Every entry below should be printed exactly, without its images.

__Record excerpts__:
====
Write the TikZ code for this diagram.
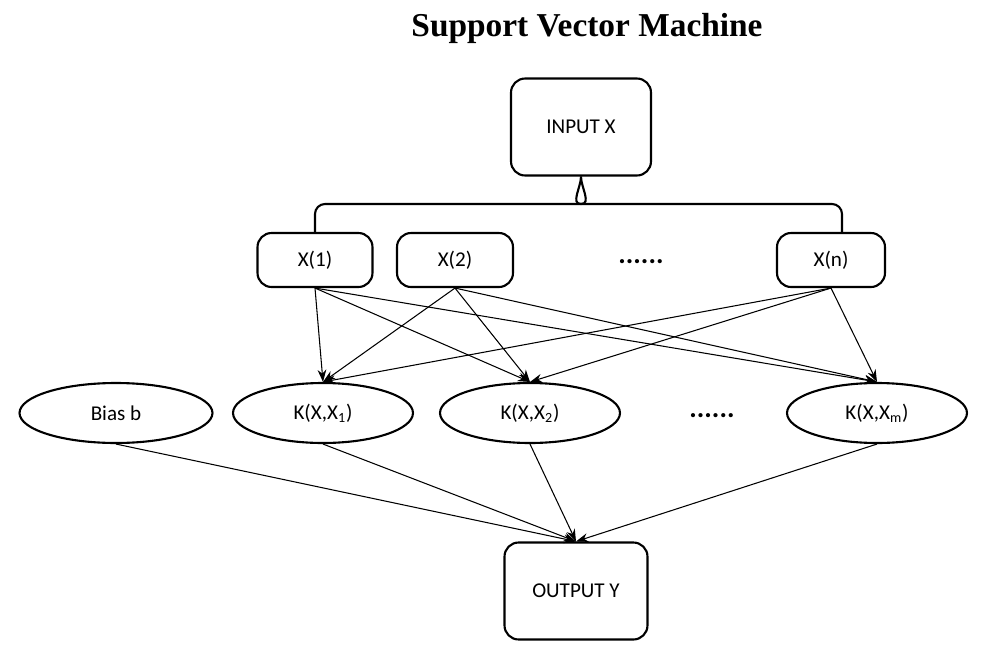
\documentclass[tikz,border=0pt]{standalone}
\usepackage{fontspec}
\setmainfont{Carlito}
\newfontfamily\titlefont{Liberation Serif}
\usetikzlibrary{shapes.geometric,arrows.meta}
\begin{document}
\begin{tikzpicture}[x=0.02cm,y=-0.02cm,
  box/.style={draw,line width=1.2pt,rounded corners=8pt,font=\fontsize{12}{14}\selectfont,inner sep=0pt},
  ell/.style={draw,ellipse,line width=1.2pt,font=\fontsize{12}{14}\selectfont,inner sep=0pt,minimum width=3.6cm,minimum height=1.2cm},
  arr/.style={-{Stealth[length=7pt,width=5pt]},line width=0.6pt}]
\useasboundingbox (0,0) rectangle (995,653);
\node[font=\titlefont\bfseries\fontsize{19}{22}\selectfont] (title) at (587,28) {Support Vector Machine};
\node[box,minimum width=2.8cm,minimum height=1.94cm] (in) at (581,127) {INPUT X};
\node[box,minimum width=2.3cm,minimum height=1.08cm] (x1) at (315,260) {X(1)};
\node[box,minimum width=2.32cm,minimum height=1.08cm] (x2) at (455,260) {X(2)};
\node[box,minimum width=2.16cm,minimum height=1.08cm] (xn) at (831,260) {X(n)};
\node[font=\bfseries\fontsize{16}{18}\selectfont] (d1) at (641,262) {......};
\node[ell,minimum width=3.86cm] (b) at (116,413) {Bias b};
\node[ell] (k1) at (323,413) {K(X,X\textsubscript{1})};
\node[ell] (k2) at (530,413) {K(X,X\textsubscript{2})};
\node[ell] (km) at (877,413) {K(X,X\textsubscript{m})};
\node[font=\bfseries\fontsize{16}{18}\selectfont] (d2) at (712,416) {......};
\node[box,minimum width=2.86cm,minimum height=1.94cm] (out) at (576,591) {OUTPUT Y};
\coordinate (ap) at (in.south);
\draw[line width=1.2pt] (ap) to[out=-90,in=0] (ap|-0,204) -- (325,204) to[out=180,in=90] (315,214) -- (x1.north);
\draw[line width=1.2pt] (ap) to[out=-90,in=180] (ap|-0,204) -- (832,204) to[out=0,in=90] (842,214) -- (842,233);
\foreach \s in {x1,x2,xn}{
  \draw[arr] (\s.south) -- (k1.north);
  \draw[arr] (\s.south) -- (k2.north);
  \draw[arr] (\s.south) -- (km.north);}
\foreach \s in {b,k1,k2,km}
  \draw[arr] (\s.south) -- (out.north);
\end{tikzpicture}
\end{document}
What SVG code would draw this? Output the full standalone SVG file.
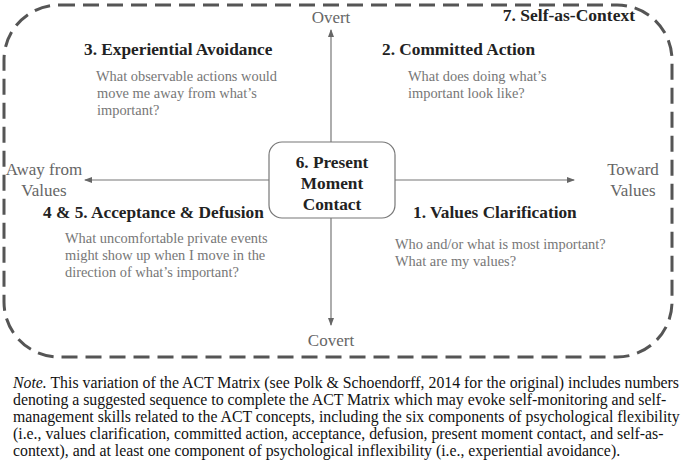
====
__Response to the exercise__:
Write the TikZ code for this diagram.
\documentclass[tikz,border=0pt]{standalone}
\usepackage{fontspec}
\setmainfont{Carlito}
\newfontfamily\titlefont{Liberation Serif}
\usetikzlibrary{shapes.geometric,arrows.meta}
\begin{document}
\begin{tikzpicture}[x=0.02cm,y=-0.02cm,
  box/.style={draw,line width=1.2pt,rounded corners=8pt,font=\fontsize{12}{14}\selectfont,inner sep=0pt},
  ell/.style={draw,ellipse,line width=1.2pt,font=\fontsize{12}{14}\selectfont,inner sep=0pt,minimum width=3.6cm,minimum height=1.2cm},
  arr/.style={-{Stealth[length=7pt,width=5pt]},line width=0.6pt}]
\useasboundingbox (0,0) rectangle (995,653);
\node[font=\titlefont\bfseries\fontsize{19}{22}\selectfont] (title) at (587,28) {Support Vector Machine};
\node[box,minimum width=2.8cm,minimum height=1.94cm] (in) at (581,127) {INPUT X};
\node[box,minimum width=2.3cm,minimum height=1.08cm] (x1) at (315,260) {X(1)};
\node[box,minimum width=2.32cm,minimum height=1.08cm] (x2) at (455,260) {X(2)};
\node[box,minimum width=2.16cm,minimum height=1.08cm] (xn) at (831,260) {X(n)};
\node[font=\bfseries\fontsize{16}{18}\selectfont] (d1) at (641,262) {......};
\node[ell,minimum width=3.86cm] (b) at (116,413) {Bias b};
\node[ell] (k1) at (323,413) {K(X,X\textsubscript{1})};
\node[ell] (k2) at (530,413) {K(X,X\textsubscript{2})};
\node[ell] (km) at (877,413) {K(X,X\textsubscript{m})};
\node[font=\bfseries\fontsize{16}{18}\selectfont] (d2) at (712,416) {......};
\node[box,minimum width=2.86cm,minimum height=1.94cm] (out) at (576,591) {OUTPUT Y};
\coordinate (ap) at (in.south);
\draw[line width=1.2pt] (ap) to[out=-90,in=0] (ap|-0,204) -- (325,204) to[out=180,in=90] (315,214) -- (x1.north);
\draw[line width=1.2pt] (ap) to[out=-90,in=180] (ap|-0,204) -- (832,204) to[out=0,in=90] (842,214) -- (842,233);
\foreach \s in {x1,x2,xn}{
  \draw[arr] (\s.south) -- (k1.north);
  \draw[arr] (\s.south) -- (k2.north);
  \draw[arr] (\s.south) -- (km.north);}
\foreach \s in {b,k1,k2,km}
  \draw[arr] (\s.south) -- (out.north);
\end{tikzpicture}
\end{document}
What SVG code would draw this? Output the full standalone SVG file.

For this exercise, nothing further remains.